Hydrogen is a powerful, clean energy carrier, but its low density presents a major obstacle to widespread adoption, especially for mobile applications. Cryo-compressed hydrogen (CcH2) technology addresses this challenge by combining high-pressure gas and liquid storage methods. This hybrid approach significantly increases the volumetric density of hydrogen, maximizing the energy stored per unit volume through precise control over temperature and pressure.
Achieving Maximum Density: The Cryo-Compression Process
Cryo-compression exploits the phase behavior of hydrogen to achieve maximum density. The process involves simultaneously applying high pressure and cryogenic temperatures to the hydrogen gas. Operating within a range of approximately 20 to 150 Kelvin and pressures up to 350 to 500 bar, this combined approach pushes hydrogen into a super-dense or supercritical fluid state.
The mechanism relies on shifting the hydrogen phase diagram to optimize density. Cooling the hydrogen close to its 20 K liquefaction temperature packs the molecules more closely together than at ambient temperature. Simultaneously, applying high pressure further compresses the cold fluid, resulting in a volumetric density that can exceed that of pure liquid hydrogen (LH2). This dual-action approach moves the hydrogen past the traditional gas-liquid saturation line and into a single-phase supercritical region.
Storing hydrogen in this controlled, super-dense state maximizes the capacity within the storage vessel. For example, a common target state for CcH2 is around 350 bar and 64 Kelvin, yielding a density of approximately 70 grams per liter (g/L). Specialized pressure vessel insulation maintains this cold state, reducing the energy required for long-term storage. The resulting supercritical fluid behaves like a liquid in terms of density but remains a single-phase fluid, simplifying thermodynamic management during dispensing.
Benchmarking Storage: CcH2 Versus Conventional Hydrogen Forms
The advantage of cryo-compressed hydrogen becomes clear when comparing its storage performance against conventional methods: Compressed Gaseous Hydrogen (GH2) and Liquid Hydrogen (LH2). Volumetric density is the primary metric for evaluating a storage method’s suitability for space-constrained applications. Cryo-compressed hydrogen can achieve volumetric densities around 70 g/L, which is significantly higher than the approximately 39.8 g/L achieved by 700-bar GH2 systems. This represents a marked improvement in the amount of fuel that can be stored in a given tank size.
The density of CcH2 also compares favorably to pure liquid hydrogen, which typically has a density of about 71 g/L at its boiling point of 20 K. However, LH2 is stored at low pressure, meaning any heat ingress causes a portion of the fuel to evaporate, leading to boil-off losses after a period of inactivity. CcH2 mitigates this issue by storing the hydrogen in a pressure-capable vessel, which allows the temperature to increase without immediate venting, providing a longer “dormancy” period than low-pressure LH2 tanks.
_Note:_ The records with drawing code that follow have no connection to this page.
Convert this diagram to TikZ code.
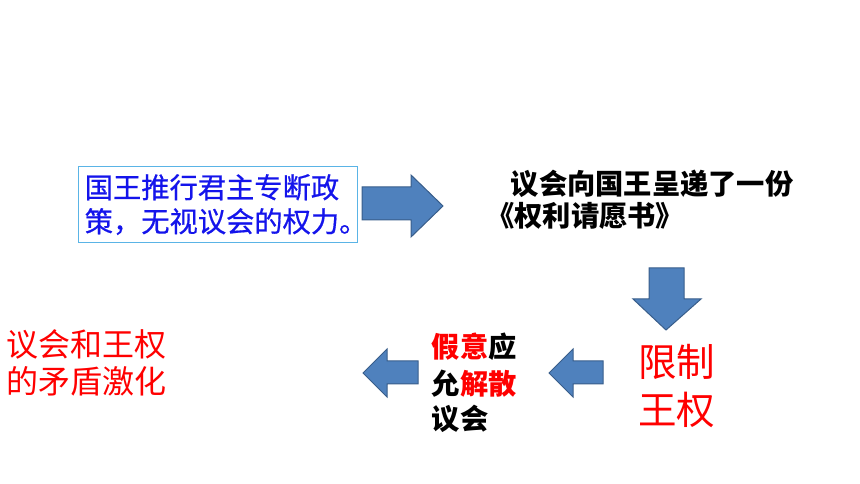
\documentclass[tikz,border=0pt]{standalone}
\usepackage{fontspec}
\setmainfont{Noto Sans CJK SC}
\newfontfamily\bluefont[FakeBold=0.6]{Noto Sans CJK SC}
\definecolor{arrfill}{RGB}{79,129,189}
\definecolor{arrline}{RGB}{56,93,138}
\definecolor{boxline}{RGB}{90,180,230}
\definecolor{txtblue}{RGB}{20,20,235}
\definecolor{txtred}{RGB}{255,0,0}
\begin{document}
\begin{tikzpicture}[x=0.75pt,y=-0.75pt,
  blockarrow/.style={fill=arrfill,draw=arrline,line width=0.75pt,line join=miter},
  txtline/.style={inner sep=0pt,anchor=base west},
  boxtext/.style={txtline,text=txtblue,font=\fontsize{21.2}{25}\bluefont},
  boldtext/.style={txtline,text=black,font=\fontsize{21.2}{25}\selectfont\bfseries},
  bigred/.style={txtline,text=txtred,font=\fontsize{28.9}{34}\selectfont},
  redtext/.style={txtline,text=txtred,font=\fontsize{24}{29}\selectfont}]
\useasboundingbox (0,0) rectangle (860,484);
% box with text
\draw[boxline,line width=0.75pt] (78,167) rectangle (357,243);
\node[boxtext] (b1) at (84.5,198) {国王推行君主专断政};
\node[boxtext] (b2) at (84.5,232) {策，无视议会的权力。};
% arrow right
\draw[blockarrow] (362,187) -- (411,187) -- (411,175) -- (443,206) -- (411,237) -- (411,220) -- (362,220) -- cycle;
% top right text
\node[boldtext] (t1) at (510.5,195) {议会向国王呈递了一份};
\node[boldtext] (t2) at (486,227) {《权利请愿书》};
% arrow down
\draw[blockarrow] (649,268) -- (684,268) -- (684,299) -- (701,299) -- (666,330) -- (633,299) -- (649,299) -- cycle;
% limit royal power
\node[bigred] (r1) at (638,377) {限制};
\node[bigred] (r2) at (638,425) {王权};
% arrow left 2
\draw[blockarrow] (603,361) -- (573,361) -- (573,349) -- (549,373) -- (573,397) -- (573,384) -- (603,384) -- cycle;
% middle text
\node[boldtext] (m1) at (431.5,358) {\textcolor{txtred}{假意}应};
\node[boldtext] (m2) at (431.5,394) {允\textcolor{txtred}{解散}};
\node[boldtext] (m3) at (431.5,429) {议会};
% arrow left 3
\draw[blockarrow] (418,361) -- (387,361) -- (387,349) -- (363,373) -- (387,397) -- (387,384) -- (418,384) -- cycle;
% left red text
\node[redtext] (l1) at (6.5,357) {议会和王权};
\node[redtext] (l2) at (6.5,393) {的矛盾激化};
\end{tikzpicture}
\end{document}
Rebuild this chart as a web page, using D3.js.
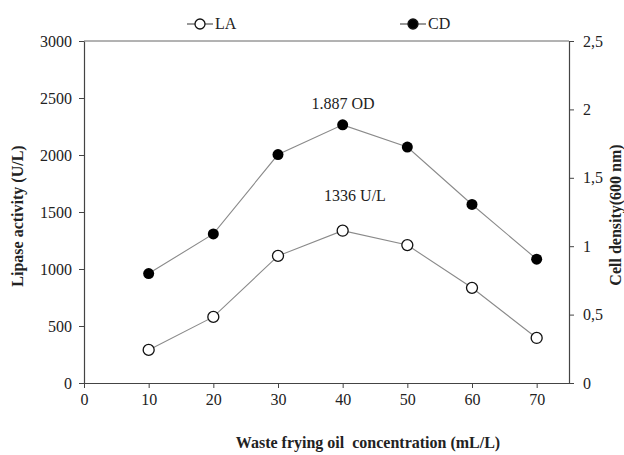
<!DOCTYPE html>
<html>
<head>
<meta charset="utf-8">
<script src="https://cdn.jsdelivr.net/npm/d3@7"></script>
<style>
  body { margin: 0; background: #fff; }
  text { font-family: "Liberation Serif", "Times New Roman", serif; fill: #222; }
</style>
</head>
<body>
<script>
'use strict';

// concentrations (mL/L)
let concentration = [10, 20, 30, 40, 50, 60, 70];
// lipase activity (U/L)
let laValues = [290, 580, 1115, 1336, 1210, 835, 395];
// cell density (OD 600 nm)
let cdValues = [0.80, 1.09, 1.67, 1.887, 1.725, 1.305, 0.905];

let xTicks = [0, 10, 20, 30, 40, 50, 60, 70];
let yLeftTicks = [0, 500, 1000, 1500, 2000, 2500, 3000];
let yRightTicks = [0, 0.5, 1, 1.5, 2, 2.5];

(function() {

  let svg = d3.select('body').append('svg')
    .attr('width', 624)
    .attr('height', 455);

  let pLeft = 84, pRight = 569, pTop = 41, pBottom = 383;

  let xScale = d3.scaleLinear().domain([0, 75]).range([pLeft, pRight]);
  let yLeft = d3.scaleLinear().domain([0, 3000]).range([pBottom, pTop]);
  let yRight = d3.scaleLinear().domain([0, 2.5]).range([pBottom, pTop]);

  // frame top line
  svg.append('line')
    .attr('x1', pLeft).attr('x2', pRight)
    .attr('y1', pTop).attr('y2', pTop)
    .attr('stroke', '#666').attr('stroke-width', 1);

  function styleAxis(g) {
    g.attr('font-family', null);
    g.selectAll('path').attr('stroke', '#444').attr('stroke-width', 1.2);
    g.selectAll('line').attr('stroke', '#444');
    g.selectAll('text')
      .style('font-family', '"Liberation Serif", serif')
      .style('font-size', '16px')
      .attr('fill', '#222');
  }

  svg.append('g')
    .attr('transform', 'translate(0,' + pBottom + ')')
    .call(d3.axisBottom(xScale).tickValues(xTicks).tickSize(5).tickPadding(6).tickSizeOuter(0))
    .call(styleAxis);

  svg.append('g')
    .attr('transform', 'translate(' + pLeft + ',0)')
    .call(d3.axisLeft(yLeft).tickValues(yLeftTicks).tickSize(5).tickPadding(7).tickSizeOuter(0)
      .tickFormat(d3.format('d')))
    .call(styleAxis);

  svg.append('g')
    .attr('transform', 'translate(' + pRight + ',0)')
    .call(d3.axisRight(yRight).tickValues(yRightTicks).tickSize(5).tickPadding(9).tickSizeOuter(0)
      .tickFormat((d) => String(d).replace('.', ',')))
    .call(styleAxis);

  // series lines
  let laLine = d3.line()
    .x((d, i) => xScale(concentration[i]))
    .y((d) => yLeft(d));
  let cdLine = d3.line()
    .x((d, i) => xScale(concentration[i]))
    .y((d) => yRight(d));

  svg.append('path').datum(cdValues)
    .attr('d', cdLine).attr('fill', 'none')
    .attr('stroke', '#8a8a8a').attr('stroke-width', 1.1);
  svg.append('path').datum(laValues)
    .attr('d', laLine).attr('fill', 'none')
    .attr('stroke', '#8a8a8a').attr('stroke-width', 1.1);

  svg.selectAll('.cd').data(cdValues).enter().append('circle')
    .attr('class', 'cd')
    .attr('cx', (d, i) => xScale(concentration[i]))
    .attr('cy', (d) => yRight(d))
    .attr('r', 5.5)
    .attr('fill', '#000');

  svg.selectAll('.la').data(laValues).enter().append('circle')
    .attr('class', 'la')
    .attr('cx', (d, i) => xScale(concentration[i]))
    .attr('cy', (d) => yLeft(d))
    .attr('r', 5.5)
    .attr('fill', '#fff')
    .attr('stroke', '#111')
    .attr('stroke-width', 1.3);

  // annotations
  svg.append('text')
    .attr('x', 343).attr('y', 109)
    .attr('text-anchor', 'middle')
    .style('font-size', '16px')
    .text('1.887 OD');
  svg.append('text')
    .attr('x', 355).attr('y', 201)
    .attr('text-anchor', 'middle')
    .style('font-size', '16px')
    .text('1336 U/L');

  // legend
  function legendItem(cx, filled, label) {
    svg.append('line')
      .attr('x1', cx - 13).attr('x2', cx + 13)
      .attr('y1', 24).attr('y2', 24)
      .attr('stroke', '#555').attr('stroke-width', 1.2);
    svg.append('circle')
      .attr('cx', cx).attr('cy', 24).attr('r', 5)
      .attr('fill', filled ? '#000' : '#fff')
      .attr('stroke', '#111').attr('stroke-width', 1.3);
    svg.append('text')
      .attr('x', cx + 15).attr('y', 29)
      .style('font-size', '16px')
      .text(label);
  }
  legendItem(200, false, 'LA');
  legendItem(413, true, 'CD');

  // axis titles
  svg.append('text')
    .attr('transform', 'translate(23,216)rotate(-90)')
    .attr('text-anchor', 'middle')
    .style('font-size', '16px')
    .style('font-weight', 'bold')
    .text('Lipase activity (U/L)');

  svg.append('text')
    .attr('transform', 'translate(621,215)rotate(-90)')
    .attr('text-anchor', 'middle')
    .style('font-size', '16px')
    .style('font-weight', 'bold')
    .text('Cell density(600 nm)');

  svg.append('text')
    .attr('x', 368).attr('y', 448)
    .attr('text-anchor', 'middle')
    .style('font-size', '16px')
    .style('font-weight', 'bold')
    .style('white-space', 'pre')
    .text('Waste frying oil  concentration (mL/L)');

})();
</script>
</body>
</html>
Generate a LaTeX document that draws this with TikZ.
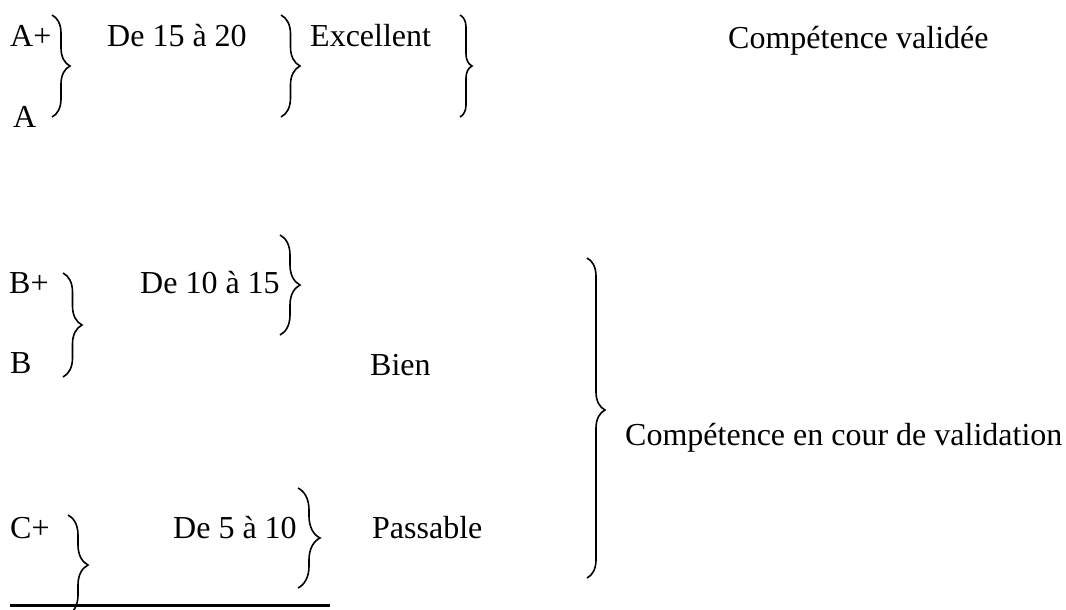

Gravimetric density is another important factor, particularly for vehicle performance. While CcH2 tanks require a vacuum-insulated pressure vessel, the system design often uses less expensive carbon fiber compared to the extreme pressures of 700-bar GH2 tanks. This can lead to a lower overall system weight. The balance of high volumetric density and reduced material requirements allows CcH2 to offer a compelling solution between the two traditional methods.
Mobility and Transport Uses
The density advantage of cryo-compressed hydrogen makes it particularly well-suited for the transport sector, where space and weight directly impact vehicle range and payload capacity. Heavy-duty vehicles, such as Class 8 semi-trucks, require energy-dense storage systems to achieve driving ranges comparable to their diesel counterparts. CcH2 provides the necessary high-density storage capacity to meet these performance goals within the limited space available on a truck chassis.
Prototype projects, such as those involving Lawrence Livermore National Laboratory and industrial partners, have demonstrated single-tank CcH2 systems capable of storing over 29 kilograms of hydrogen. This benchmark capacity is sufficient for long-haul trucking applications, allowing the storage system to fit compactly where traditional diesel tanks are typically located. The high volumetric density is also beneficial for maritime shipping and specialized aerospace applications where every cubic meter of space is valuable.
The use of CcH2 also facilitates faster refueling times compared to high-pressure gaseous systems, which is a major operational benefit for commercial fleets. The cryogenic nature of the fuel offers system benefits, such as using the cooling power of the cold hydrogen to manage the temperature of the fuel cell stack. This integration improves the overall efficiency and durability of the power train. CcH2 is a targeted engineering solution enabling the decarbonization of sectors with severe energy density requirements.